* Problem to work on *
Copy the listing below in full and skip every picture.

* Input for this task *
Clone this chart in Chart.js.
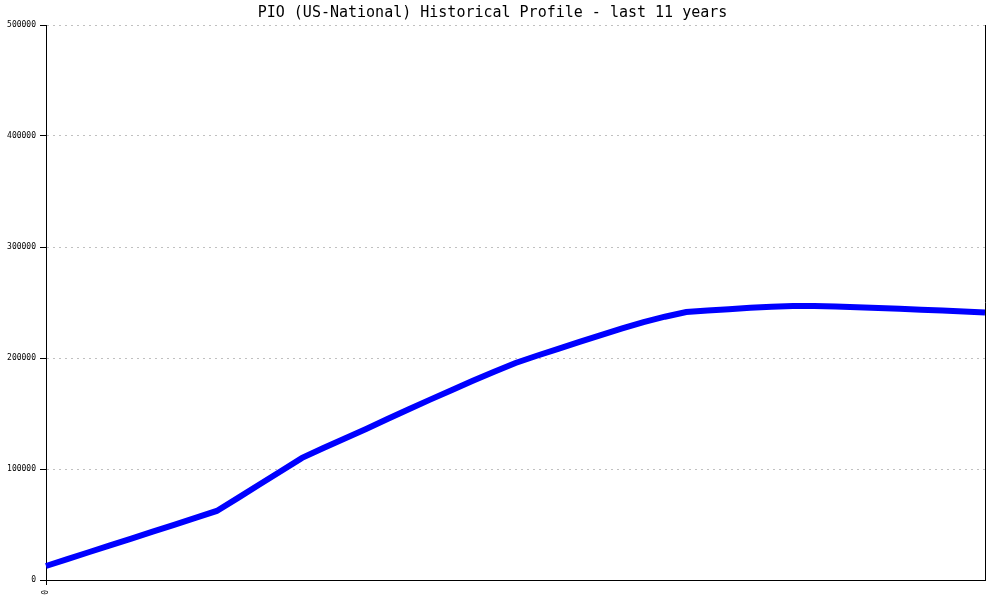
<!DOCTYPE html>
<html>
<head>
<meta charset="utf-8">
<script src="https://cdn.jsdelivr.net/npm/chart.js@4"></script>
<style>
  html, body { margin: 0; padding: 0; background: #fff; }
  #wrap { width: 1000px; height: 600px; }
</style>
</head>
<body>
<div id="wrap"><canvas id="profil"></canvas></div>
<script>
// data kuartalan, 11 tahun
const quarters = [
    '0', '', '', '', '', '', '', '', '', '', '', '', '', '', '', '',
    '', '', '', '', '', '', '', '', '', '', '', '', '', '', '', '',
    '', '', '', '', '', '', '', '', '', '', '', '', ''
];
const pioValues = [
    12600, 18800, 25000, 31200, 37300, 43500, 49700, 55900, 62200,
    74000, 86000, 98000, 110000, 119000, 127500, 136000, 145000,
    153800, 162500, 171000, 179500, 187600, 195500, 202000, 208300,
    214600, 220700, 226700, 232400, 237200, 241400, 242800, 244000,
    245200, 246200, 246800, 246800, 246300, 245700, 245000, 244300,
    243500, 242700, 241900, 241000
];
const yTicks = [0, 100000, 200000, 300000, 400000, 500000];

// garis tepi kanan
const rightBorder = {
    id: 'rightBorder',
    afterDraw(chart) {
        const { ctx, chartArea } = chart;
        ctx.save();
        ctx.strokeStyle = '#000';
        ctx.lineWidth = 1;
        ctx.beginPath();
        ctx.moveTo(chartArea.right + 0.5, chartArea.top);
        ctx.lineTo(chartArea.right + 0.5, chartArea.bottom);
        ctx.stroke();
        ctx.restore();
    }
};

new Chart(document.getElementById('profil'), {
    type: 'line',
    data: {
        labels: quarters,
        datasets: [{
            data: pioValues,
            borderColor: '#0000ff',
            borderWidth: 6,
            pointRadius: 0,
            tension: 0,
            fill: false
        }]
    },
    options: {
        responsive: true,
        maintainAspectRatio: false,
        animation: false,
        layout: { padding: { right: 15, left: 0, top: 0, bottom: 0 } },
        plugins: {
            legend: { display: false },
            tooltip: { enabled: false },
            title: {
                display: true,
                text: 'PIO (US-National) Historical Profile - last 11 years',
                color: '#000',
                font: { family: 'DejaVu Sans Mono', size: 15, weight: 'normal' },
                padding: { top: 4, bottom: 3 }
            }
        },
        scales: {
            x: {
                offset: false,
                afterFit(scale) { scale.height = 20; },
                border: { color: '#000', width: 1 },
                grid: {
                    drawOnChartArea: false,
                    tickLength: 5,
                    tickColor: (c) => c.index === 0 ? '#000' : 'rgba(0,0,0,0)'
                },
                ticks: {
                    autoSkip: false,
                    minRotation: 90,
                    maxRotation: 90,
                    padding: 5,
                    color: '#000',
                    font: { family: 'DejaVu Sans Mono', size: 8 }
                }
            },
            y: {
                min: 0,
                max: 500000,
                afterFit(scale) { scale.width = 46; },
                afterBuildTicks(scale) { scale.ticks = yTicks.map(v => ({ value: v })); },
                border: { color: '#000', width: 1, dash: [2, 4] },
                grid: {
                    color: '#c0c0c0',
                    tickColor: '#000',
                    tickLength: 6,
                    tickBorderDash: []
                },
                ticks: {
                    padding: 4,
                    color: '#000',
                    font: { family: 'DejaVu Sans Mono', size: 8 },
                    callback: (v) => String(v)
                }
            }
        }
    },
    plugins: [rightBorder]
});
</script>
</body>
</html>
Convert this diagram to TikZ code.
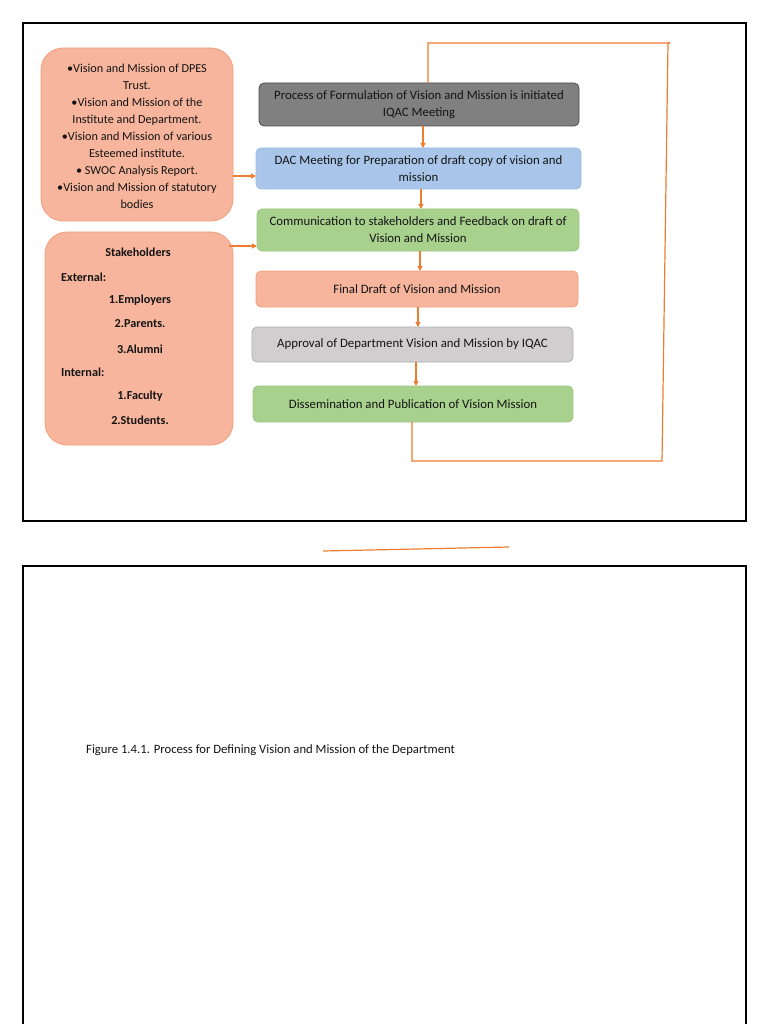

* Completed exercise *
Clone this chart in Chart.js.
<!DOCTYPE html>
<html>
<head>
<meta charset="utf-8">
<script src="https://cdn.jsdelivr.net/npm/chart.js@4"></script>
<style>
  html, body { margin: 0; padding: 0; background: #fff; }
  #wrap { width: 1000px; height: 600px; }
</style>
</head>
<body>
<div id="wrap"><canvas id="profil"></canvas></div>
<script>
// data kuartalan, 11 tahun
const quarters = [
    '0', '', '', '', '', '', '', '', '', '', '', '', '', '', '', '',
    '', '', '', '', '', '', '', '', '', '', '', '', '', '', '', '',
    '', '', '', '', '', '', '', '', '', '', '', '', ''
];
const pioValues = [
    12600, 18800, 25000, 31200, 37300, 43500, 49700, 55900, 62200,
    74000, 86000, 98000, 110000, 119000, 127500, 136000, 145000,
    153800, 162500, 171000, 179500, 187600, 195500, 202000, 208300,
    214600, 220700, 226700, 232400, 237200, 241400, 242800, 244000,
    245200, 246200, 246800, 246800, 246300, 245700, 245000, 244300,
    243500, 242700, 241900, 241000
];
const yTicks = [0, 100000, 200000, 300000, 400000, 500000];

// garis tepi kanan
const rightBorder = {
    id: 'rightBorder',
    afterDraw(chart) {
        const { ctx, chartArea } = chart;
        ctx.save();
        ctx.strokeStyle = '#000';
        ctx.lineWidth = 1;
        ctx.beginPath();
        ctx.moveTo(chartArea.right + 0.5, chartArea.top);
        ctx.lineTo(chartArea.right + 0.5, chartArea.bottom);
        ctx.stroke();
        ctx.restore();
    }
};

new Chart(document.getElementById('profil'), {
    type: 'line',
    data: {
        labels: quarters,
        datasets: [{
            data: pioValues,
            borderColor: '#0000ff',
            borderWidth: 6,
            pointRadius: 0,
            tension: 0,
            fill: false
        }]
    },
    options: {
        responsive: true,
        maintainAspectRatio: false,
        animation: false,
        layout: { padding: { right: 15, left: 0, top: 0, bottom: 0 } },
        plugins: {
            legend: { display: false },
            tooltip: { enabled: false },
            title: {
                display: true,
                text: 'PIO (US-National) Historical Profile - last 11 years',
                color: '#000',
                font: { family: 'DejaVu Sans Mono', size: 15, weight: 'normal' },
                padding: { top: 4, bottom: 3 }
            }
        },
        scales: {
            x: {
                offset: false,
                afterFit(scale) { scale.height = 20; },
                border: { color: '#000', width: 1 },
                grid: {
                    drawOnChartArea: false,
                    tickLength: 5,
                    tickColor: (c) => c.index === 0 ? '#000' : 'rgba(0,0,0,0)'
                },
                ticks: {
                    autoSkip: false,
                    minRotation: 90,
                    maxRotation: 90,
                    padding: 5,
                    color: '#000',
                    font: { family: 'DejaVu Sans Mono', size: 8 }
                }
            },
            y: {
                min: 0,
                max: 500000,
                afterFit(scale) { scale.width = 46; },
                afterBuildTicks(scale) { scale.ticks = yTicks.map(v => ({ value: v })); },
                border: { color: '#000', width: 1, dash: [2, 4] },
                grid: {
                    color: '#c0c0c0',
                    tickColor: '#000',
                    tickLength: 6,
                    tickBorderDash: []
                },
                ticks: {
                    padding: 4,
                    color: '#000',
                    font: { family: 'DejaVu Sans Mono', size: 8 },
                    callback: (v) => String(v)
                }
            }
        }
    },
    plugins: [rightBorder]
});
</script>
</body>
</html>
Convert this diagram to TikZ code.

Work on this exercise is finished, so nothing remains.